The situation may be roughly comparable in other OECD nations, like the countries of the European Union (EU). Compared to North American women, European women fare better on the books -- yet legality remains largely cosmetic. Despite the fact that standing EU legislation has stipulated "equal pay for equal work", the pay gap between men and women has remained at approximately the same level since Beijing.
The European Women's Lobby (EWL) -- a feminist NGO -- evaluated progress in the EU and concluded that the European Commission's (EC) policies to address gender-based pay inequalities could only be considered ineffective and minimal -- given the gravity of the situation. In 1998, the unemployment level of women in the EU was estimated at 51 per cent, which is some 20 per cent below men's unemployment. In the EU, as in the US, "equal pay for equal work" has remained elusive.
Despite the EU's official commitment to the Beijing platform and noisy pledges to eradicate the feminisation of poverty, European women are still paid 73 per cent of men's wages for the same job categories. Wage inequality is, however, less flagrant in northern countries with long-standing social democratic traditions like Sweden and Denmark, compared to countries with weaker social legislation like Britain and Greece.

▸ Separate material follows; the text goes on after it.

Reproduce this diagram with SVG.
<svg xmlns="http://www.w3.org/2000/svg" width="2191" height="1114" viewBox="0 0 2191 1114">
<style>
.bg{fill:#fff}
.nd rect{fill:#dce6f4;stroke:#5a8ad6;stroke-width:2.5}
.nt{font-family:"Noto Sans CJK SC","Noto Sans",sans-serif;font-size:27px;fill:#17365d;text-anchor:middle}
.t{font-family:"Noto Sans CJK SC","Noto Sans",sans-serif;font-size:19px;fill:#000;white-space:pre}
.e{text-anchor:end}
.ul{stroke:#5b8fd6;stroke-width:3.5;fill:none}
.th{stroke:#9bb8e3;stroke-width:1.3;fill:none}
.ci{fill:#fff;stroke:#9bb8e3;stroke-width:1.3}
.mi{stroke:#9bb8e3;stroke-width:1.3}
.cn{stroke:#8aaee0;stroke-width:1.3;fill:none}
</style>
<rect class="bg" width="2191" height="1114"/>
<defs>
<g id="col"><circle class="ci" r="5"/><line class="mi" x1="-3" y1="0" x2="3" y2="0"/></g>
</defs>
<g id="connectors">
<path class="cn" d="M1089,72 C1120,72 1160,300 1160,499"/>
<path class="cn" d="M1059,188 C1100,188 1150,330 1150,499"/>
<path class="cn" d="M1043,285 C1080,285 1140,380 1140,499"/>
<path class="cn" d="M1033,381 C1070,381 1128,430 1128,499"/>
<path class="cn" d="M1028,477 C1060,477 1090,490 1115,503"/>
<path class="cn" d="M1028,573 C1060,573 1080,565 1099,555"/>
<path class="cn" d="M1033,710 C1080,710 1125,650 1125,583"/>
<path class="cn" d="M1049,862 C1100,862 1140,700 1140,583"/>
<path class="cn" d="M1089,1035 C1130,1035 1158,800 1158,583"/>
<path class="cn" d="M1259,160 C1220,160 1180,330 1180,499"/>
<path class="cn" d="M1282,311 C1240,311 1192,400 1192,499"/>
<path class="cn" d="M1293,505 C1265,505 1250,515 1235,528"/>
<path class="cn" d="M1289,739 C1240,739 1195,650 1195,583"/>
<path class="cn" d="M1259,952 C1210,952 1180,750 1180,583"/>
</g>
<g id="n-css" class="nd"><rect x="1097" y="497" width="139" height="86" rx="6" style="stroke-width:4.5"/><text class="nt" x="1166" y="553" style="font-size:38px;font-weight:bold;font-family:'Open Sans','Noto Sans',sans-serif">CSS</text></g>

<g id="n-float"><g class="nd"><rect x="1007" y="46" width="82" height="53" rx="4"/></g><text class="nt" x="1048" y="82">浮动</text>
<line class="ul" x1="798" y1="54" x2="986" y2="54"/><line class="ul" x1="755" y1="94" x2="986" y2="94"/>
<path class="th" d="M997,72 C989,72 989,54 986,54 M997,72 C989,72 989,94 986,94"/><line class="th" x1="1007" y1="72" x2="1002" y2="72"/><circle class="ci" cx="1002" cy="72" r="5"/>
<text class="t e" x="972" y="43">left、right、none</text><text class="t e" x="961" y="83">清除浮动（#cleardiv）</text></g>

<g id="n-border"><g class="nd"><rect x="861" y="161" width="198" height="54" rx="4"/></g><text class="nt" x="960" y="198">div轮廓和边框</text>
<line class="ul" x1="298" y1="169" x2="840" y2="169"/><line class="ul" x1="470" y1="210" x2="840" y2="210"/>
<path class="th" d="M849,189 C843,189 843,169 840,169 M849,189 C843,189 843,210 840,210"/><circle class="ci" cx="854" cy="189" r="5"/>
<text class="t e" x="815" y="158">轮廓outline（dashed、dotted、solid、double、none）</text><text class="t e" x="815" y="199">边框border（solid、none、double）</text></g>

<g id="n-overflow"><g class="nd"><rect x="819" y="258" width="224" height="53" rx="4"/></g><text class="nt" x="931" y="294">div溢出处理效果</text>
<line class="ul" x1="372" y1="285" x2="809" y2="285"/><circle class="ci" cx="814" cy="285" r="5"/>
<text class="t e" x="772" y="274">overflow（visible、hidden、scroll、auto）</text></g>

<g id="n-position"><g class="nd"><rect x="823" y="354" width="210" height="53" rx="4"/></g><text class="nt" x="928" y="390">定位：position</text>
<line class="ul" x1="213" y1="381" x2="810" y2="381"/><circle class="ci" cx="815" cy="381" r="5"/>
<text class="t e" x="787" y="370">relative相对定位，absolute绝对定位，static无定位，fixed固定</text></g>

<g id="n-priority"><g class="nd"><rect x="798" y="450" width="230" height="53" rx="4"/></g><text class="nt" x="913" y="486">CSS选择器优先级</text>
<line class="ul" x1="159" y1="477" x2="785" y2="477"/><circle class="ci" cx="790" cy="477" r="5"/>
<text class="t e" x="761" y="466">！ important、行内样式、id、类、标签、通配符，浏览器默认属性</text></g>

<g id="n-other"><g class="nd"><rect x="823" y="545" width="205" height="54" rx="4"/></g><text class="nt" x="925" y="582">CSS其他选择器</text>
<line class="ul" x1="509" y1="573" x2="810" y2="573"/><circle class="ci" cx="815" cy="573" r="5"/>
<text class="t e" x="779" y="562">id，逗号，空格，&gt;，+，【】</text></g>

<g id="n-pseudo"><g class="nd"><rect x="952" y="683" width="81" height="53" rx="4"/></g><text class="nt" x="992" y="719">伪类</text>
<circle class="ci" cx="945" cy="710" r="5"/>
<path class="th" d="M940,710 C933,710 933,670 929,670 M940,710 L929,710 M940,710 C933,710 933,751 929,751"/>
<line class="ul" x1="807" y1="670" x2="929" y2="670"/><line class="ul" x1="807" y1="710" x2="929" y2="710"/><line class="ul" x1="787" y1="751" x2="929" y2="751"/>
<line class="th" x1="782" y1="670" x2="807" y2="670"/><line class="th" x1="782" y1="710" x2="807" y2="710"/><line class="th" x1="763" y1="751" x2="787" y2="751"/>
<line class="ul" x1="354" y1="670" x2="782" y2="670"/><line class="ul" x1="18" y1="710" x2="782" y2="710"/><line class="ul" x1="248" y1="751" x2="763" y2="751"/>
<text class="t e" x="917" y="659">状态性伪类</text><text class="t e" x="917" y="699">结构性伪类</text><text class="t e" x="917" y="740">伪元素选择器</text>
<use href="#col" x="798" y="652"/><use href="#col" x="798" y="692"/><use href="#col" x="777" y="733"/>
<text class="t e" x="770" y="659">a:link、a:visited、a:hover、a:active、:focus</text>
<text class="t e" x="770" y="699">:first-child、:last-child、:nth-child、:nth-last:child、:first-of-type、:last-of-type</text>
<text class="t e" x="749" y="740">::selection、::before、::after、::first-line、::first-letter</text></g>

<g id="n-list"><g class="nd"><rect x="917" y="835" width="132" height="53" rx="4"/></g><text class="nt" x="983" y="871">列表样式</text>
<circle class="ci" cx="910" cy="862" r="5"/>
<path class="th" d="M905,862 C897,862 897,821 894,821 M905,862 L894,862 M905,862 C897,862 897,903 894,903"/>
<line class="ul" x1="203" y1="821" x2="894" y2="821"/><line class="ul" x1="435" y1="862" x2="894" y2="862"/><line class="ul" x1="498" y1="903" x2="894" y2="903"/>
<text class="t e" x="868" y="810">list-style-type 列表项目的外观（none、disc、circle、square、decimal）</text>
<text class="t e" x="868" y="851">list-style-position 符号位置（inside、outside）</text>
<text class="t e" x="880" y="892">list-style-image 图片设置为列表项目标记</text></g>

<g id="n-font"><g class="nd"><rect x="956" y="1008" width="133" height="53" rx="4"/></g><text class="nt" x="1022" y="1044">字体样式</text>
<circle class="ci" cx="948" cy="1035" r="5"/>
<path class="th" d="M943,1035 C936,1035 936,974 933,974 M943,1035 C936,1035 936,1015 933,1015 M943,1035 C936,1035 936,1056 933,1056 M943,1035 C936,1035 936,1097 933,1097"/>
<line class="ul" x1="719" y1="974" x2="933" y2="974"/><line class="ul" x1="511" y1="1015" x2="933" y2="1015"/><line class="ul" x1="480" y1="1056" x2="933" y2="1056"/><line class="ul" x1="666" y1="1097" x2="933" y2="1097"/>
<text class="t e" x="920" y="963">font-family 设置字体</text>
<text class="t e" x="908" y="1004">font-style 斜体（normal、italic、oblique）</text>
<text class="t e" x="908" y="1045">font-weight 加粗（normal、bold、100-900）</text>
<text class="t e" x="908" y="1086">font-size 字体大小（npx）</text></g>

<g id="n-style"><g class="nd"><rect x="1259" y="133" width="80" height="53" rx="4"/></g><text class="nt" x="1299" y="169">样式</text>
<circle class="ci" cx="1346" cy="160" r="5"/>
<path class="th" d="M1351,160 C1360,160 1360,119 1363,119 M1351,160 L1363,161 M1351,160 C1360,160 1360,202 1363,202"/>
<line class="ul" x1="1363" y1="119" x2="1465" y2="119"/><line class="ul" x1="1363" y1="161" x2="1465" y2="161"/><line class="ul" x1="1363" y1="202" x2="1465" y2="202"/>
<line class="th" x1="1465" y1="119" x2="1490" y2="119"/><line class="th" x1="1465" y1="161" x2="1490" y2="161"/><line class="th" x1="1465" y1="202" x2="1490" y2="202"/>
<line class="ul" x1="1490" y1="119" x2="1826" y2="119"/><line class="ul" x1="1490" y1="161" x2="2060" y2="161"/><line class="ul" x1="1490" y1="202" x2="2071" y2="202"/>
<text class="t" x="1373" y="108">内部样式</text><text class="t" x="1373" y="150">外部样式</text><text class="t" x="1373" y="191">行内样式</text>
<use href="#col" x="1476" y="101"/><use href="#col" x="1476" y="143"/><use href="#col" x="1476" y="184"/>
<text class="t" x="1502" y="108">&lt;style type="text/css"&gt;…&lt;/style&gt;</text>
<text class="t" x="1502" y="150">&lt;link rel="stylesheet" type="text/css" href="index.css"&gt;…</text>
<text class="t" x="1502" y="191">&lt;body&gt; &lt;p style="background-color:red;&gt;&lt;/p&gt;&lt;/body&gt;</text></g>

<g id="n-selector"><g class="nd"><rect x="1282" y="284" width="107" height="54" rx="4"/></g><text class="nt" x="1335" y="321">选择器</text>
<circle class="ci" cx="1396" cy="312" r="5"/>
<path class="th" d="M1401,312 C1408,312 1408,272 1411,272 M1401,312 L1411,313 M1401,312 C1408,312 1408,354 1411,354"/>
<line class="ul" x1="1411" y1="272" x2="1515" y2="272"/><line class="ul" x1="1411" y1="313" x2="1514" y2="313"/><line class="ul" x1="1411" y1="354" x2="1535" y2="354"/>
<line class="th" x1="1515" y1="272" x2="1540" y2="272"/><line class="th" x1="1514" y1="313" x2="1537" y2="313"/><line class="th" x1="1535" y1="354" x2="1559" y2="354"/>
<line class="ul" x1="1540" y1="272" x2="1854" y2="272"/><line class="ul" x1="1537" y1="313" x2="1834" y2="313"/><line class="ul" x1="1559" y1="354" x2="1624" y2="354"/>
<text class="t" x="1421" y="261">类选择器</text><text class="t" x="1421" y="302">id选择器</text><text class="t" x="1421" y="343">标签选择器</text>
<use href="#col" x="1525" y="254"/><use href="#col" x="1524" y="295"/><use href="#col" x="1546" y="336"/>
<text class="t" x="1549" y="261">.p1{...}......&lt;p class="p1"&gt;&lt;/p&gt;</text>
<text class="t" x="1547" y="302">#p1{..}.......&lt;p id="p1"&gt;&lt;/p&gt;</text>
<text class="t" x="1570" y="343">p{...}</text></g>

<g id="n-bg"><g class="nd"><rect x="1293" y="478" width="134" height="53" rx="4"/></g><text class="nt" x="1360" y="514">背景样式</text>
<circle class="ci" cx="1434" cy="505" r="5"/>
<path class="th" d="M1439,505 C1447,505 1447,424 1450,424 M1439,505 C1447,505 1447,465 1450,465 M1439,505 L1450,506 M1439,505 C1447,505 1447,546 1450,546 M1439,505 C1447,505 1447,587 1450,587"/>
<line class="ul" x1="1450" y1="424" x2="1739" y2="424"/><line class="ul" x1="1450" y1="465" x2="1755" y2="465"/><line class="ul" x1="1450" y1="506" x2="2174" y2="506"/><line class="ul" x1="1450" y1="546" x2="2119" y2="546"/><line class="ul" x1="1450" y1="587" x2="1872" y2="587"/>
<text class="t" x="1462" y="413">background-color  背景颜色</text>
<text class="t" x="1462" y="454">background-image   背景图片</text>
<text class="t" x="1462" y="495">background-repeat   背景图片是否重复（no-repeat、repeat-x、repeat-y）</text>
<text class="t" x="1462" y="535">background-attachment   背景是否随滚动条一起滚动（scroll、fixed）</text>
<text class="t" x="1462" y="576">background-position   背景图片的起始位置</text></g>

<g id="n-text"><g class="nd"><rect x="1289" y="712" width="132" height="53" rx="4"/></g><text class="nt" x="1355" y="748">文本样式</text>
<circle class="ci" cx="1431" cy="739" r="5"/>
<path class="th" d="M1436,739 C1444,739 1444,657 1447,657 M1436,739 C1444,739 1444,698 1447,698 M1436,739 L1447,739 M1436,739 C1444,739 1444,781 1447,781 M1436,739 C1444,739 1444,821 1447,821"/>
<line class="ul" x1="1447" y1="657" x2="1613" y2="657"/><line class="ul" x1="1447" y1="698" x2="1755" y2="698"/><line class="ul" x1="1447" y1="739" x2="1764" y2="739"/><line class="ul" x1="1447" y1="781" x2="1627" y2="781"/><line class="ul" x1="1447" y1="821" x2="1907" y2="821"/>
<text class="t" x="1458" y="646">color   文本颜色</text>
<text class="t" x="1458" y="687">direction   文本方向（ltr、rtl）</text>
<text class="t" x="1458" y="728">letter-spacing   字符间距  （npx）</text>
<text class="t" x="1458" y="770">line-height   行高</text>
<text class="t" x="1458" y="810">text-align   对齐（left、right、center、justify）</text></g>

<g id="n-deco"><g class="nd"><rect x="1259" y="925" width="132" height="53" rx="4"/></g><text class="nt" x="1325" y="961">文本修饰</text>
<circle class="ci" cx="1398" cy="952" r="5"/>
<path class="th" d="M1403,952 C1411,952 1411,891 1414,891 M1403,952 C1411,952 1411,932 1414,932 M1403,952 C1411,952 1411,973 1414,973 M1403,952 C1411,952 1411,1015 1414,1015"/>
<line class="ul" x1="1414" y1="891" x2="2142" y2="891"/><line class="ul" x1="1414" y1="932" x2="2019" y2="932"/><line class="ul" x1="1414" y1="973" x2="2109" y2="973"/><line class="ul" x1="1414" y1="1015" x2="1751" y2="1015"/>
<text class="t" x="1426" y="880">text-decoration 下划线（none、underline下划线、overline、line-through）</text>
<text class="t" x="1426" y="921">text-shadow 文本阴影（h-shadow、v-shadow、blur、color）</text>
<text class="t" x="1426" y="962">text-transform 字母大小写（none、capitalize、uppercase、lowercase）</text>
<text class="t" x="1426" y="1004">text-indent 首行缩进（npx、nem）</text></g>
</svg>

If white European women workers suffer from gender discrimination and unequal pay, immigrant women from the South are handicapped by both gender and race. Facing the worst conditions and the highest levels of unemployment in Europe, women from the South are often forced to work for substandard wages in the sweatshops of the informal sector. Five years after Beijing, nothing much seems to have significantly changed for women workers in the richest countries of the world.